I have had a love-hate relationship with my body, ever since I was eleven years old. I hated all the changes my body went through. I went to great lengths to hide them from everyone else, and hated my mother for discovering what was supposed to be my shameful secret. Didn’t the lady know how to knock on the bathroom door? I resented everyone at that stage. I resented my mother’s intrusion, her insistence that I wear a bra and stop wearing shorts and dresses. I was handed a flimsy duppata to wear with my shalwar kurtas and told that this item of clothing must now always cover my chest. I resented the other girls in my class because none of them bled every month. I resented the pains, stains, and also the hiding of all this. I resented how men looked at me in bazaars. What the hell were they looking at anyway? But most of all, I resented my body for betraying me in this manner. I wanted to remain a child.

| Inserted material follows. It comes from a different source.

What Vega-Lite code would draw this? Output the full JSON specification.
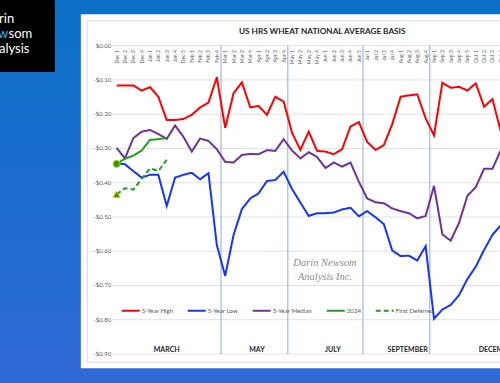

Then came my teenage years, by which time, all my friends had caught up and then thankfully I didn’t have to suffer alone or silently. I became the older sister to class fellows my own age, happily instructing them in how to deal with things no one else had bothered telling them about.
I still hated my body though. It was too skinny. I thought I looked like a twelve year old boy. I wanted the curves my friends so confidently sported.
And then I moved from Pakistan to Canada, and suddenly, my body was viewed differently. People complimented me for being thin and other women frequently asked how I maintained my figure. But just as I was beginning to accept the body I had, along came motherhood, and I got the curves I always wanted, only to discover how much I hated curves. I wanted my earlier body back. I realized how pretty my earlier body had been compared to the C-section scars, stretch marks, and the layers of fat I now carried.
But there was much to love in this new body too. I was complete. Able to single-handedly provide all of my children’s needs. Yet, this also meant that I, who had always so jealously guarded her own space, now had to be on hand to feed my babies. There was love. There was resentment.
In my thirties, I steadily gained weight. Nothing too noticeable, but enough for me to notice it. I didn’t like this new body, and it didn’t matter that my man constantly reassured me that I looked good, felt good. What did he know anyway?
I decided that all the extra flesh had to go before I hit forty. I took up yoga and running. I walked. I lost inches and pounds. I am now the same weight I was before I had my children. I am now 44 years old. There are still things about my body which I don’t like. The stretch marks and the surgical scars on my belly. But there is so much that I love as well. I am now old enough to realize that it is alright for me to love my body. It is alright to like how it looks. My body is far from perfect. But it doesn’t have to be perfect. It’s enough for it to simply just be.
Messy. Ugly. Imperfect.
Neat. Beautiful. Perfect. And most importantly, always hungry for more of what life can give it.